◆ Task instructions
Set down exactly the first line of the entries and every line after it, through the line with "const yName = 'CDF of Connectivity';".

◆ Records shown

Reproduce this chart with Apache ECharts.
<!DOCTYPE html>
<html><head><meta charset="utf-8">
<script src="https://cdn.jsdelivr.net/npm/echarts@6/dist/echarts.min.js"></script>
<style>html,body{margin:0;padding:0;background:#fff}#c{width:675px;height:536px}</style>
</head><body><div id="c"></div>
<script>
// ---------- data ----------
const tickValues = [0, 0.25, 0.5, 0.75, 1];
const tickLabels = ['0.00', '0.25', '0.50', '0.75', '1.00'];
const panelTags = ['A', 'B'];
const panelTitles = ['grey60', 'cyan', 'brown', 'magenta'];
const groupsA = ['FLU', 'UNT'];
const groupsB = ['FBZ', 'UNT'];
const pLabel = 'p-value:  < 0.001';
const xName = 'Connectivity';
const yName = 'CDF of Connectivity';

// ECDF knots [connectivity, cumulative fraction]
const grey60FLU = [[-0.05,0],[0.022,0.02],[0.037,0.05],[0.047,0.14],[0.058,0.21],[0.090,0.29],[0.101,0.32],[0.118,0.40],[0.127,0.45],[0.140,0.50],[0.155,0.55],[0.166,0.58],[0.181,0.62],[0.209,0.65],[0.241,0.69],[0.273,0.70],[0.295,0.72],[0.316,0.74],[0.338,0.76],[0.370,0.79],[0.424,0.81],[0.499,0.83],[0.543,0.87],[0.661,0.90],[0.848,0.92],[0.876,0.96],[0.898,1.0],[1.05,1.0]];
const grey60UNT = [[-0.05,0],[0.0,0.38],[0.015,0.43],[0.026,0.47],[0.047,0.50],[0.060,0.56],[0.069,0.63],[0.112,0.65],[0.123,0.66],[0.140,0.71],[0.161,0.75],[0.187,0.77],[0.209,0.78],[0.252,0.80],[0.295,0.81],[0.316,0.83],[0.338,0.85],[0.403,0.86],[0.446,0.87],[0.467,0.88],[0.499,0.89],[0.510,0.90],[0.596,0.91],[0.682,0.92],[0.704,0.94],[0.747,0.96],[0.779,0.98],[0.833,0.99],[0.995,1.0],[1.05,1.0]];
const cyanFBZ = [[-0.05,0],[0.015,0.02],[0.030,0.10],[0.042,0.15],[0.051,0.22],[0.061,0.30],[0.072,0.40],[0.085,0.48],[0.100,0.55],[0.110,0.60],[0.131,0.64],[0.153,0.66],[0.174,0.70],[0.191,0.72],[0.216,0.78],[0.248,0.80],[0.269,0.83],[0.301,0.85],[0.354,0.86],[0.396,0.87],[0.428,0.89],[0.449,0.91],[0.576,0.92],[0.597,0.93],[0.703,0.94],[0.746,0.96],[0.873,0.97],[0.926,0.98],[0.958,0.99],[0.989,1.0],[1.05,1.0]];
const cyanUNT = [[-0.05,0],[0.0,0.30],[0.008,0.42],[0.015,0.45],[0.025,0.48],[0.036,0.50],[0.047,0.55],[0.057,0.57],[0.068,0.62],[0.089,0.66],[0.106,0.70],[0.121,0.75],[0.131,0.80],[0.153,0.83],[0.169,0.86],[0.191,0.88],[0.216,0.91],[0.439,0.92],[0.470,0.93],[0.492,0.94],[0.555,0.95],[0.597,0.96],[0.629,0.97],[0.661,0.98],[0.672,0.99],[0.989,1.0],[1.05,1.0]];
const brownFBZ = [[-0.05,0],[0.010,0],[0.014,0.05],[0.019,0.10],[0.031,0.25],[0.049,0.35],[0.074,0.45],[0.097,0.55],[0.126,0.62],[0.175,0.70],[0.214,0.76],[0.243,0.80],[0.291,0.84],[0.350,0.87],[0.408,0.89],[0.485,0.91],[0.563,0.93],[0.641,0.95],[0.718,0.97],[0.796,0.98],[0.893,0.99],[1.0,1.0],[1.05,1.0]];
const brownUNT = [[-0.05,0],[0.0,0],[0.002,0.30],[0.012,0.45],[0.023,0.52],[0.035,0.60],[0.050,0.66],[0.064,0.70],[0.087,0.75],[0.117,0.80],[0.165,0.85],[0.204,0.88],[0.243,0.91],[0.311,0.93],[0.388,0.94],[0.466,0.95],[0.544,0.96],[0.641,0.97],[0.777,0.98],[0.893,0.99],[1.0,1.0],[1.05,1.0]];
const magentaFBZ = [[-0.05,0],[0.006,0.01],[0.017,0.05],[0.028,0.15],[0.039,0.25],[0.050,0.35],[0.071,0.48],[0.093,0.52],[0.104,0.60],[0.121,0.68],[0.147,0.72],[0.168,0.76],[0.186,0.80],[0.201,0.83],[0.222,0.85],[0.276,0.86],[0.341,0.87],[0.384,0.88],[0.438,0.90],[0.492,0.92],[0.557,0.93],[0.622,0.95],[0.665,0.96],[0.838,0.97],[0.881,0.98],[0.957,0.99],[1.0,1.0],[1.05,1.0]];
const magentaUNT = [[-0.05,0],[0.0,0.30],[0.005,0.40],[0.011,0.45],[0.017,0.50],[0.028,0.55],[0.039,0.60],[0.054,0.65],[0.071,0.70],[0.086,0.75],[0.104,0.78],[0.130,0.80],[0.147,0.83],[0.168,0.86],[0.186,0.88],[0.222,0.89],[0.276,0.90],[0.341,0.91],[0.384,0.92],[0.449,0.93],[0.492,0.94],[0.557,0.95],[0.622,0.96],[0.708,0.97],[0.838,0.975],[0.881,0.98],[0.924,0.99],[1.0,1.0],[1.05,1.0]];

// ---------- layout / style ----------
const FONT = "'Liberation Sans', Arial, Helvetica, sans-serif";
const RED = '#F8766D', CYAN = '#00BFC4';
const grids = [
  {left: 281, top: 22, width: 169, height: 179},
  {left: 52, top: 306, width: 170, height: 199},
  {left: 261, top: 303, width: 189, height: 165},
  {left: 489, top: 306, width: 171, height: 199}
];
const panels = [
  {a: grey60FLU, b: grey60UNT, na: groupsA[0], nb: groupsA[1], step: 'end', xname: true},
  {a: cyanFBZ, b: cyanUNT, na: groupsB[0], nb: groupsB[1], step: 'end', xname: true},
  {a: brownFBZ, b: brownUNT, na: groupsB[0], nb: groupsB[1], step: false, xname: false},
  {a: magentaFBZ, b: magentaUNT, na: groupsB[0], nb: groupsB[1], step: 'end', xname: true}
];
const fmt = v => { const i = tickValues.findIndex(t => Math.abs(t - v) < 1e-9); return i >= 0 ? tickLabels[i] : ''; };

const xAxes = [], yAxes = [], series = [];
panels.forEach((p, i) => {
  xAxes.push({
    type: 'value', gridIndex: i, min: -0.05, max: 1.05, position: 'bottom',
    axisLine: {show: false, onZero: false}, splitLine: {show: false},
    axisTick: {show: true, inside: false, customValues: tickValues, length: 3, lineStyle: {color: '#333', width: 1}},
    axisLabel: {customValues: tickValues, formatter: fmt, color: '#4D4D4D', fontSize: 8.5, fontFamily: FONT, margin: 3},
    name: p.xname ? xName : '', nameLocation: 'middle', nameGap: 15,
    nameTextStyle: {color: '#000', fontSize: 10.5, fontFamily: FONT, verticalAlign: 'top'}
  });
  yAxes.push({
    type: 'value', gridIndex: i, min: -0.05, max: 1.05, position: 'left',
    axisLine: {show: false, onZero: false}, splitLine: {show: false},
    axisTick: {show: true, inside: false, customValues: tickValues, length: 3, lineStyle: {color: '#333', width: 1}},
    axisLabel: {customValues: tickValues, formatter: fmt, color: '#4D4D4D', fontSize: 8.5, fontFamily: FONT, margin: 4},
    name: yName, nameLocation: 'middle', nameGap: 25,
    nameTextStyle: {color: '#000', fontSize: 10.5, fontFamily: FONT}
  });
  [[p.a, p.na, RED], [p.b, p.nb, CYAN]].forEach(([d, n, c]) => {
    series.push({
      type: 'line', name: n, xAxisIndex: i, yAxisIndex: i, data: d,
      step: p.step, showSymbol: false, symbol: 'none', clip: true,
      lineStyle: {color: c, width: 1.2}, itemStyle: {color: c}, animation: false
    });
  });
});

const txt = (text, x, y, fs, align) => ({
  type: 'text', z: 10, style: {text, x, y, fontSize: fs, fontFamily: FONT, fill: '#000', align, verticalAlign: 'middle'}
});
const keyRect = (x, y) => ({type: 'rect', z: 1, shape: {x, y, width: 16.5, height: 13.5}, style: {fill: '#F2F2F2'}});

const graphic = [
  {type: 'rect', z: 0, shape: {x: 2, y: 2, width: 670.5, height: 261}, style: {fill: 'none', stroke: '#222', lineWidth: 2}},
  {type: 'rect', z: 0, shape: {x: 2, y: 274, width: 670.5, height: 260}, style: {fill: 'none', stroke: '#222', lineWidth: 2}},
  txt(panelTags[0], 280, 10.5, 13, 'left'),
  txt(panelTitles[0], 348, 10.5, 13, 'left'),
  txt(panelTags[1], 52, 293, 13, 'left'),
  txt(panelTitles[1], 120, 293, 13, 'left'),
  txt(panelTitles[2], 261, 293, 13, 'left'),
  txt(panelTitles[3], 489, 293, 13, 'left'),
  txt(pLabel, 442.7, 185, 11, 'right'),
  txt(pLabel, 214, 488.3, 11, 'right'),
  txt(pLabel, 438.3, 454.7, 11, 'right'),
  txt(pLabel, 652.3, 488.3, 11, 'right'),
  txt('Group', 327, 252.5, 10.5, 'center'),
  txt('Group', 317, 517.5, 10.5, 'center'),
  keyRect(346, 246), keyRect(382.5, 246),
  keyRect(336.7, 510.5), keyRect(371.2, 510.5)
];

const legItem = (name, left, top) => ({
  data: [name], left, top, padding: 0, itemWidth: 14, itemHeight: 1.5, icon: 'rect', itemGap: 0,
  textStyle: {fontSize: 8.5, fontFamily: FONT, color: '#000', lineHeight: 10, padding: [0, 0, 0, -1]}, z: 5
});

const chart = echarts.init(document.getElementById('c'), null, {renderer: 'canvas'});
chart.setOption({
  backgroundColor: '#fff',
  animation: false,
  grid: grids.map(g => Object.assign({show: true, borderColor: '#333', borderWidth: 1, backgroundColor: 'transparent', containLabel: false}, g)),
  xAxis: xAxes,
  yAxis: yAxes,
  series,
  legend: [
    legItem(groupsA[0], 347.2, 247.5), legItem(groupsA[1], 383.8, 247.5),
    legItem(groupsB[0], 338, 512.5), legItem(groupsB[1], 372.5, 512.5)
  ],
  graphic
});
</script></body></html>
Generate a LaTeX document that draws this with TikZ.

◆ Output of the task
Reproduce this chart with Apache ECharts.
<!DOCTYPE html>
<html><head><meta charset="utf-8">
<script src="https://cdn.jsdelivr.net/npm/echarts@6/dist/echarts.min.js"></script>
<style>html,body{margin:0;padding:0;background:#fff}#c{width:675px;height:536px}</style>
</head><body><div id="c"></div>
<script>
// ---------- data ----------
const tickValues = [0, 0.25, 0.5, 0.75, 1];
const tickLabels = ['0.00', '0.25', '0.50', '0.75', '1.00'];
const panelTags = ['A', 'B'];
const panelTitles = ['grey60', 'cyan', 'brown', 'magenta'];
const groupsA = ['FLU', 'UNT'];
const groupsB = ['FBZ', 'UNT'];
const pLabel = 'p-value:  < 0.001';
const xName = 'Connectivity';
const yName = 'CDF of Connectivity';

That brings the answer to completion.